Immediately in front of the hotel the surface of the lake is kept cleared for
skating, and the uncertainties of hard weather are unknown. But the snowshoe
crowds out most of the other sports, except at the odd intervals.
Although
there was last winter but the one hotel that catered to the new idea, the
manner in which the public demonstrated its approval will open up a score more
within a very few years. Indeed, a few Canadians have taken to camping in the
woods, independent of hotels. And the zero life under canvas is not the
unpleasant experience it might appear to the uninitiated. One inestimable
advantage that such a life, either under canvas or shingles, will possess, is
the solution it offers of the food question.
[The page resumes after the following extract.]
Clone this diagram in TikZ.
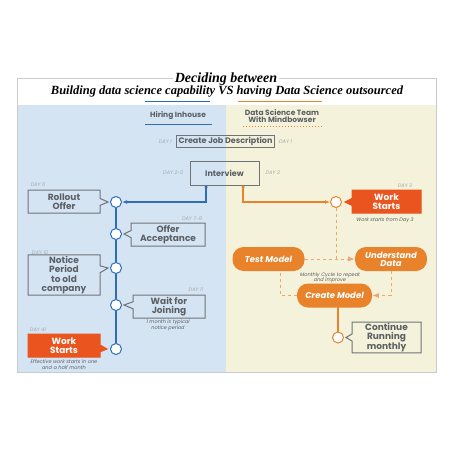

A bone to gnaw and a cup of coffee
in Algonquin Park, when the straight lines of frost-mist hang still along the
tree tops, will be described as a veritable carousal by the man who has the new
idea.
Cache
Lake, on which the only formal apostle of the new treatment is located, is
also the home of the superintendent of the Park. A big, burly Scotchman, he is
conclusive proof of the efficacy of the zero cure for all ills. All the year
round the many rangers under him report from their cabins through the
wilderness of woods and lakes. From these points they fight fires, wolves,
careless campers, and unlicensed fishermen. Every winter in February the
superintendent harnesses his two big Danes to a wide-runnered sleigh for his
long round of visits over the hundreds of miles between cabin and cabin. He
does not bother to watch the mercury sinking out of sight; nor do storms mean
more than a temporary inconvenience. A ranger’s cabin may be more comfortable
than a sleeping bag, but the appeal is weak. Robust health—the health of the
north woods—is the best fortification against anything the temperature can
threaten. And watching him start on his long trip the winter resorter feels an
envy that would have made him shudderingly pull up the bed clothes a week ago.
That is
the most pungent feeling which comes to the experimenter in the new idea—the
disappearance of his dread of cold. It is an ancient remark of the adventurers
in the North and in the Far West that the cold is “too dry to feel;” but it is
so true of the man in his sweater and cap and mocassins that his greatest
surprise from the first day is the position of the mercury. It is the only
hardening process that does not entail discomfort during the early days of
treatment. The thermometer cannot go so low that a few minutes on the
snow-shoes does not uncover the ears and make mitts a burden.